::: Record set :::

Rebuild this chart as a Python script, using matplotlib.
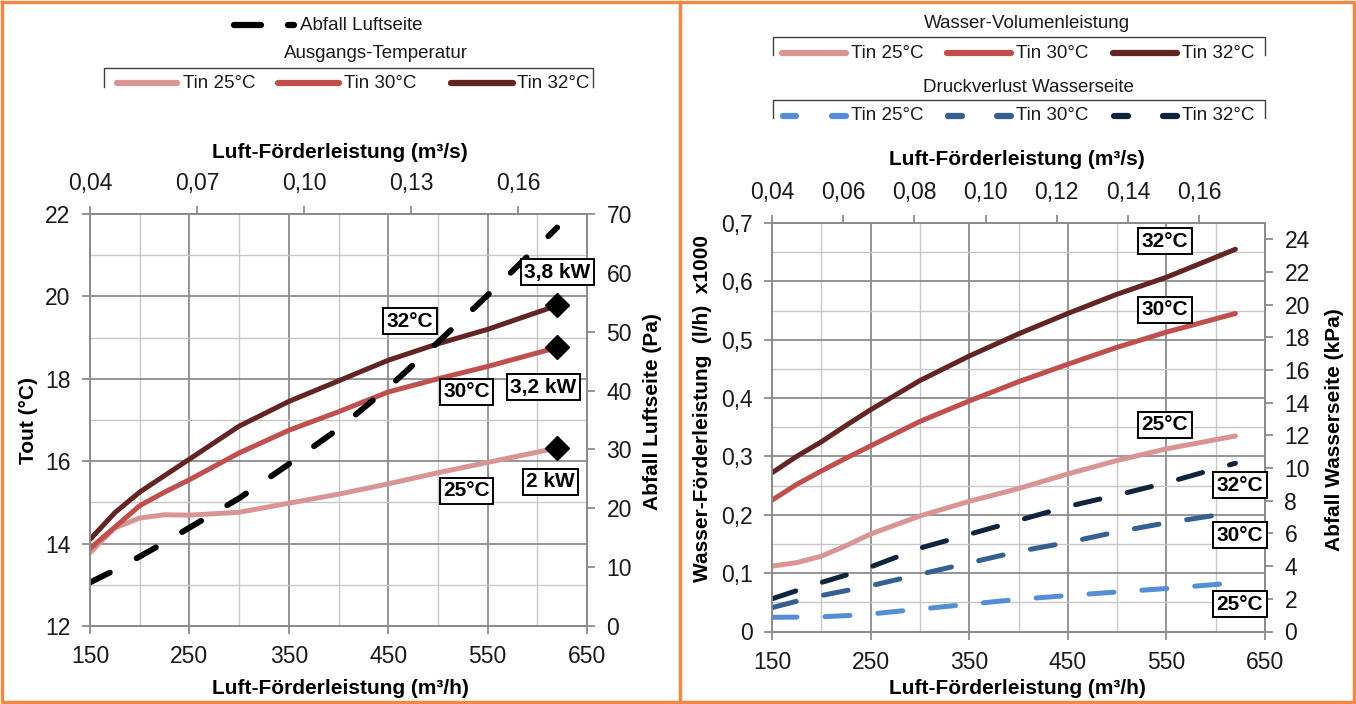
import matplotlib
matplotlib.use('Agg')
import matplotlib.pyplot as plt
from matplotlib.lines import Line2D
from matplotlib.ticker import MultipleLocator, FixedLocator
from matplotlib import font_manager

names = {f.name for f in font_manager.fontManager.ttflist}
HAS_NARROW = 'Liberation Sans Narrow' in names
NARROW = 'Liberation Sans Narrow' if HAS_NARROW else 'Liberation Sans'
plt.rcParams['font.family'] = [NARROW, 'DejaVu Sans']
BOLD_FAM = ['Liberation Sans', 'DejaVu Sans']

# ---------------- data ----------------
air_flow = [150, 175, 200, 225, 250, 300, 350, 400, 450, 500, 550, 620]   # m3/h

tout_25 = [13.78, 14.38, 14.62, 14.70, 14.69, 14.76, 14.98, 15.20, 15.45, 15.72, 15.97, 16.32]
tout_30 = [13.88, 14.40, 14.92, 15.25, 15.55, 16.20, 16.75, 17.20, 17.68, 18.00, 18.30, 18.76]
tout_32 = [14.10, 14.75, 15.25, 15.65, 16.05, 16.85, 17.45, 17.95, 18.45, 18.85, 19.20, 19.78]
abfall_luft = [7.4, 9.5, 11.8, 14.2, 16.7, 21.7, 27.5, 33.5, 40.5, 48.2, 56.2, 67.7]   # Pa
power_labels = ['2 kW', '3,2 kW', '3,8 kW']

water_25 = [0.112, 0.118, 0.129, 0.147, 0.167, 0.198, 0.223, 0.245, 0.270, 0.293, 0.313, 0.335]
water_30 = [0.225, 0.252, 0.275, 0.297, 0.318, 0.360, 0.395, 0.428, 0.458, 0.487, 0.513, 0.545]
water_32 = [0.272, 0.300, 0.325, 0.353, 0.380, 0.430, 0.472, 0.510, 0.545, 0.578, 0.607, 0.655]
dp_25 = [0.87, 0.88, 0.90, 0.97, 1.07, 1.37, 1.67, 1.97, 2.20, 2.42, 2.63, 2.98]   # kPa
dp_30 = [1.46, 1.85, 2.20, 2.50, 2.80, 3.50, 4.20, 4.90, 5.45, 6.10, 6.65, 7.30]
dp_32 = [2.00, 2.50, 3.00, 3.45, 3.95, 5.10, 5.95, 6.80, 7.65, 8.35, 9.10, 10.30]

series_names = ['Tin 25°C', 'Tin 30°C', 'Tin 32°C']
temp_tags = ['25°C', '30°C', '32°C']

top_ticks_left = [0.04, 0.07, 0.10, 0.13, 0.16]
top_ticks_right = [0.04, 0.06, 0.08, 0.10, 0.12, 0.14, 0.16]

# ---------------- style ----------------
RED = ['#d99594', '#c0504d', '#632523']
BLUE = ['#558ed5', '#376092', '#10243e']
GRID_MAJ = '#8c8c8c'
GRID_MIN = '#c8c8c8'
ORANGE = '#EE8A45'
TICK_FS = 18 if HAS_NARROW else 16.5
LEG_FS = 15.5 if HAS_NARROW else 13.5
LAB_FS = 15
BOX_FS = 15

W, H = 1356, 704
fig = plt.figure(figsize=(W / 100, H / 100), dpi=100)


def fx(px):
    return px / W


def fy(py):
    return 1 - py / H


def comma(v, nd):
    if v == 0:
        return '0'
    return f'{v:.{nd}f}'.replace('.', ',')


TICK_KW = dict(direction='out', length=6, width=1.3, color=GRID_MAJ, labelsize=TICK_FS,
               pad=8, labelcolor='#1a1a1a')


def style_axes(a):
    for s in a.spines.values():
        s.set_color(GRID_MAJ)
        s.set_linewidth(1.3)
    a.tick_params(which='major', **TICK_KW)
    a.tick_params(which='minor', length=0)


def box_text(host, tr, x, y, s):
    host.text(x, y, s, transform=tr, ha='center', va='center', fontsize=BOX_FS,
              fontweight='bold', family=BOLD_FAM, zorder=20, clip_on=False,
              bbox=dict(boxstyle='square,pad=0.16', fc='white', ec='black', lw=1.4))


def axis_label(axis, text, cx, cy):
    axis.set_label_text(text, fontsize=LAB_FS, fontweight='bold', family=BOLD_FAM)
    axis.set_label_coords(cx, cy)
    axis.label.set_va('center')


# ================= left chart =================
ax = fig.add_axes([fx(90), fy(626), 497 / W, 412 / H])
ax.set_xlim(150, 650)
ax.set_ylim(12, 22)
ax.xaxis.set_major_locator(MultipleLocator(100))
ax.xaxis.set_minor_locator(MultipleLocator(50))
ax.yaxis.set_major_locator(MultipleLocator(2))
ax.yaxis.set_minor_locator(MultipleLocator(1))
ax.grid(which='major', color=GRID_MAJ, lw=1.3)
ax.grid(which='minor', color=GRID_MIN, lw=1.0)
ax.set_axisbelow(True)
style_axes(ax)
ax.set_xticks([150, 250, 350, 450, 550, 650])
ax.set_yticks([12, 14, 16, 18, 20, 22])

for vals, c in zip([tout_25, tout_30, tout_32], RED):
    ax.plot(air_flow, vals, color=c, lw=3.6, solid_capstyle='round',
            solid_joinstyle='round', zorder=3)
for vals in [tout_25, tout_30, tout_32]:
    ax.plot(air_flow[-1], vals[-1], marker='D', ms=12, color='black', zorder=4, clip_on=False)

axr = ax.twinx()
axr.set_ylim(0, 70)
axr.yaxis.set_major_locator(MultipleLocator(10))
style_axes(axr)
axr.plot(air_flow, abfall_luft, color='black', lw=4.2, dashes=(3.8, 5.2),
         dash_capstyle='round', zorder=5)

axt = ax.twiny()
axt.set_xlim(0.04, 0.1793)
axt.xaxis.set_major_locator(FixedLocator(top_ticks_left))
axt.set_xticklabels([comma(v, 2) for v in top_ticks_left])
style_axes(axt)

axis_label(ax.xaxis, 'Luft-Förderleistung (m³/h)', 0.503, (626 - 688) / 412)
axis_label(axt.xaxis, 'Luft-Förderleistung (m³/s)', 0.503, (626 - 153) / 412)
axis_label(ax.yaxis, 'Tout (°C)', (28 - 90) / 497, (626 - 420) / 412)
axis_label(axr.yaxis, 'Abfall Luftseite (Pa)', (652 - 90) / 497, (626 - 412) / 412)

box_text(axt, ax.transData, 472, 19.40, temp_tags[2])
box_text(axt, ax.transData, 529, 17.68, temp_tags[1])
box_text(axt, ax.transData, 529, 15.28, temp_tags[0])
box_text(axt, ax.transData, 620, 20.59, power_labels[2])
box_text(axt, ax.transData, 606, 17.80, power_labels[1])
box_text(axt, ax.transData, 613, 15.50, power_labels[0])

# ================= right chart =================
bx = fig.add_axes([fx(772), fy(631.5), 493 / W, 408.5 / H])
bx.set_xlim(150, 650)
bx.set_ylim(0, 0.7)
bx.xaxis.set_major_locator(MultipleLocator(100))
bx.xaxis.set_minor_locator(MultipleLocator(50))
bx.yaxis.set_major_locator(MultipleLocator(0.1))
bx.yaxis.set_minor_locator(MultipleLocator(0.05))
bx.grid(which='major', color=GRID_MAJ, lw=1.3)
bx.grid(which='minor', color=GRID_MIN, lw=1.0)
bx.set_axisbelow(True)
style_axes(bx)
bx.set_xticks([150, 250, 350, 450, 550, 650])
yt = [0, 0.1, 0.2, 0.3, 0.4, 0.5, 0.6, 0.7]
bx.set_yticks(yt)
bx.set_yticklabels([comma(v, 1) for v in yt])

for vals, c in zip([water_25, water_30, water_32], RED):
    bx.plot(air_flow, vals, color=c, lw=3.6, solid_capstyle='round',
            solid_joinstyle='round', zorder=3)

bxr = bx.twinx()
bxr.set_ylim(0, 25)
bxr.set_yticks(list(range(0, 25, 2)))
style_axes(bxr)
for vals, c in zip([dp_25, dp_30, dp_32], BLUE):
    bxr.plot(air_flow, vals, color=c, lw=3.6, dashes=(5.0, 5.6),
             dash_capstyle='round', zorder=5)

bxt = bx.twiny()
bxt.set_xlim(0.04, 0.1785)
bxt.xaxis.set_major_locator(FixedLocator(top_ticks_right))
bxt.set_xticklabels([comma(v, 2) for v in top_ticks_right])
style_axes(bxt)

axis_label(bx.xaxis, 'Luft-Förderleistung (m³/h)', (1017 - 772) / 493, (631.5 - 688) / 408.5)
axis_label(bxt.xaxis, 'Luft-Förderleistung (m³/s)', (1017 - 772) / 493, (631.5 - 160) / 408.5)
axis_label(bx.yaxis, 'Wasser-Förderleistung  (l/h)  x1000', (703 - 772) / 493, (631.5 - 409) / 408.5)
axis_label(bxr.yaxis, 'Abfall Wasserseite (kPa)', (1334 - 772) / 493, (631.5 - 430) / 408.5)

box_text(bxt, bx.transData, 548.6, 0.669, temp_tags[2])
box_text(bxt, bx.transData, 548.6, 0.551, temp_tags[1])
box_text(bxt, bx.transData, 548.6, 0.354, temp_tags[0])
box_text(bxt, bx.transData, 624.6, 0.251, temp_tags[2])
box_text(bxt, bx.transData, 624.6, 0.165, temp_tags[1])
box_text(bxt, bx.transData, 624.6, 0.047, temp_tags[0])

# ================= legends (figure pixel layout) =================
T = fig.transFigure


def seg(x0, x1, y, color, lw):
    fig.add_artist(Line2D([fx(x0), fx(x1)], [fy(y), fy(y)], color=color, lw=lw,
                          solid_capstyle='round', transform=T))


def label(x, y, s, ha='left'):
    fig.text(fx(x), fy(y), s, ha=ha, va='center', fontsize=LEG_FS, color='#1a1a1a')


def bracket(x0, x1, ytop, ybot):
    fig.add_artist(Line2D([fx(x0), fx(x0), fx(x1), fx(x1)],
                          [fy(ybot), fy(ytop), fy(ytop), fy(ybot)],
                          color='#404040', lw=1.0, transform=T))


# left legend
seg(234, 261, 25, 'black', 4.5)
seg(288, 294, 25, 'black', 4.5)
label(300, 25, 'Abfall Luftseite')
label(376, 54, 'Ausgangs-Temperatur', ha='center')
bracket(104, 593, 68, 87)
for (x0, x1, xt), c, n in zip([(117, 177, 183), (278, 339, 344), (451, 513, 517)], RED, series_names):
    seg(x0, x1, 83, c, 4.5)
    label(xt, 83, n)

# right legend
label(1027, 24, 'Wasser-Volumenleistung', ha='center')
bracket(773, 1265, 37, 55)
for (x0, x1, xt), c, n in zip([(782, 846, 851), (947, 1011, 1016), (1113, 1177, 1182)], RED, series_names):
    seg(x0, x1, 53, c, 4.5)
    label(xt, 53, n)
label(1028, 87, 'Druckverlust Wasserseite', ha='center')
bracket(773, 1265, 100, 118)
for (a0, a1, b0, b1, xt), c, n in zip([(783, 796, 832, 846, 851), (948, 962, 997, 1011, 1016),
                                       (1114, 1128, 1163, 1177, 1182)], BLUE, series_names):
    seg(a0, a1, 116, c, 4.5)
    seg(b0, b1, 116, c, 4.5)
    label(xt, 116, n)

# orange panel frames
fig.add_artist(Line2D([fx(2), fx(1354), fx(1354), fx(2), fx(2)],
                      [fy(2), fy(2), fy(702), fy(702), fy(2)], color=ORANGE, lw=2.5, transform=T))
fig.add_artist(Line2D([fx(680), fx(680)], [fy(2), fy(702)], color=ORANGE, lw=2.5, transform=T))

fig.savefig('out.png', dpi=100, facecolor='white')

:::
::: Record set :::

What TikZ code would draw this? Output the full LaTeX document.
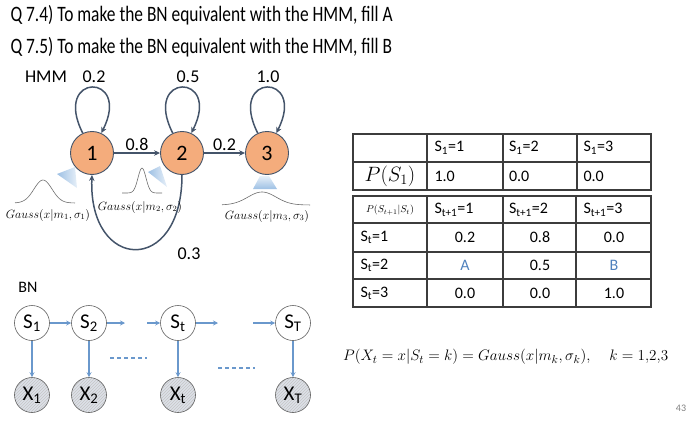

:::

• [Task to complete]
Leave out every picture, then retype exactly the lines from the one containing "Rebuild this chart" through the one containing "from matplotlib import font_manager".

• [Solved problem]
Rebuild this chart as a Python script, using matplotlib.
import matplotlib
matplotlib.use('Agg')
import matplotlib.pyplot as plt
from matplotlib.lines import Line2D
from matplotlib.ticker import MultipleLocator, FixedLocator
from matplotlib import font_manager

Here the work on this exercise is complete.